Psychologist and frequent Fast Company contributor Art Markman agrees with Bhatt. If they’re used in the most obvious ways, wearables won’t make us better people—but perhaps a bit more honest, if the boss is tracking your tasks. Read on for his take on wearables in the office.
With the high-tech wearable becoming more discreet—instead of, for example, on our faces in the form of glasses—companies that deal with sensitive information will need to establish a few new security policies around it.
"These devices, which can be described as life-critical in many situations, will almost certainly contain extremely personal data, including sensitive health information," says Ryan Faas, mobile strategist for MobileIron. "Clear privacy policies are paramount."
Alongside personal privacy, company data could be at risk when it’s bared for the world on a watch.

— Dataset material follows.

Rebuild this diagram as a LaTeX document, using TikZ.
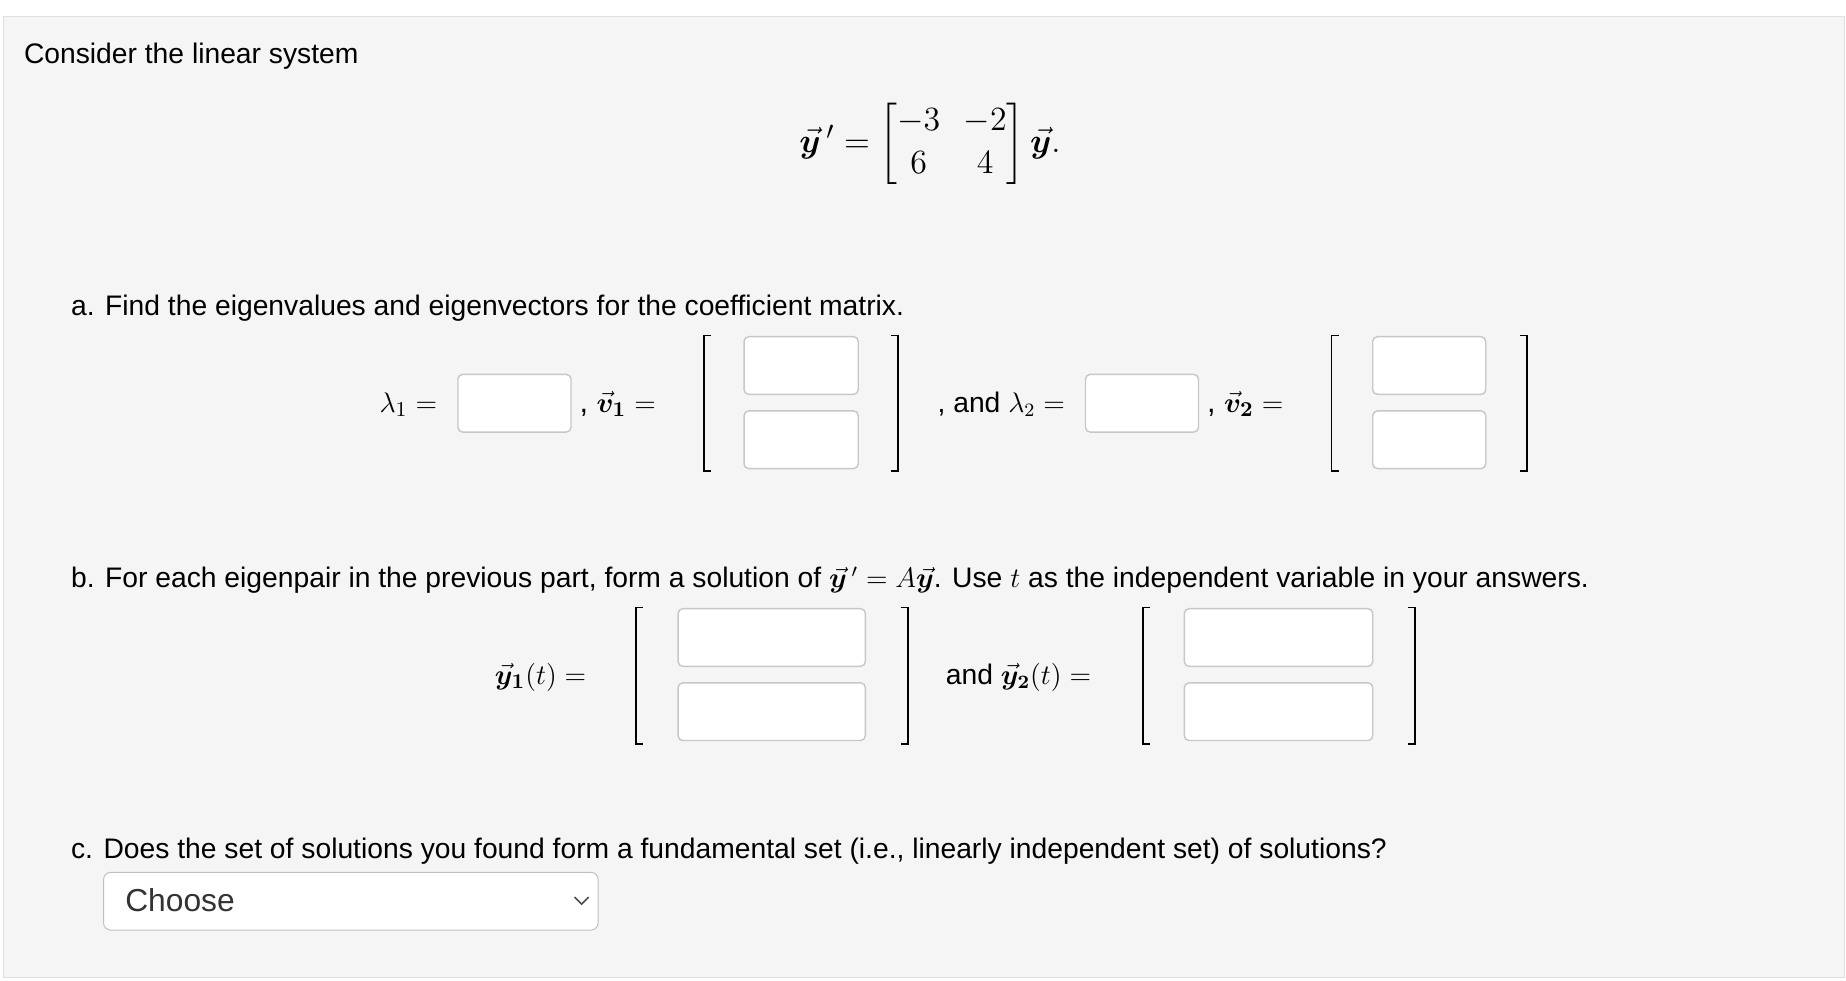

Company IT departments and the rest of the workforce will have to start a conversation, Faas says, about how they’ll use features as simple as email notifications up to in-development apps and services, as smartwatches start multiplying across an office.
We could be sitting in "wearables training seminars" on safety and protocol in five years—and glancing at our watches waiting for them to be over.
A smartwatch looks a lot cooler than a retractable cord affixing a photo of ourselves to our pants. If Apple’s new watch can check us into an airport or pay for our coffee, it could eventually scan us into our buildings.
That’s just a small example of the approach apps are taking toward smart wearables: to make your already daily grabs at your attention as frictionless as possible. We’ll be carrying our next big presentation notes and calendar updates on or wrists.
It’ll take a few years before we know the lasting changes these new devices will make on our workplaces. In the meantime, get ready for a lot of Knight Rider impersonations from your coworkers.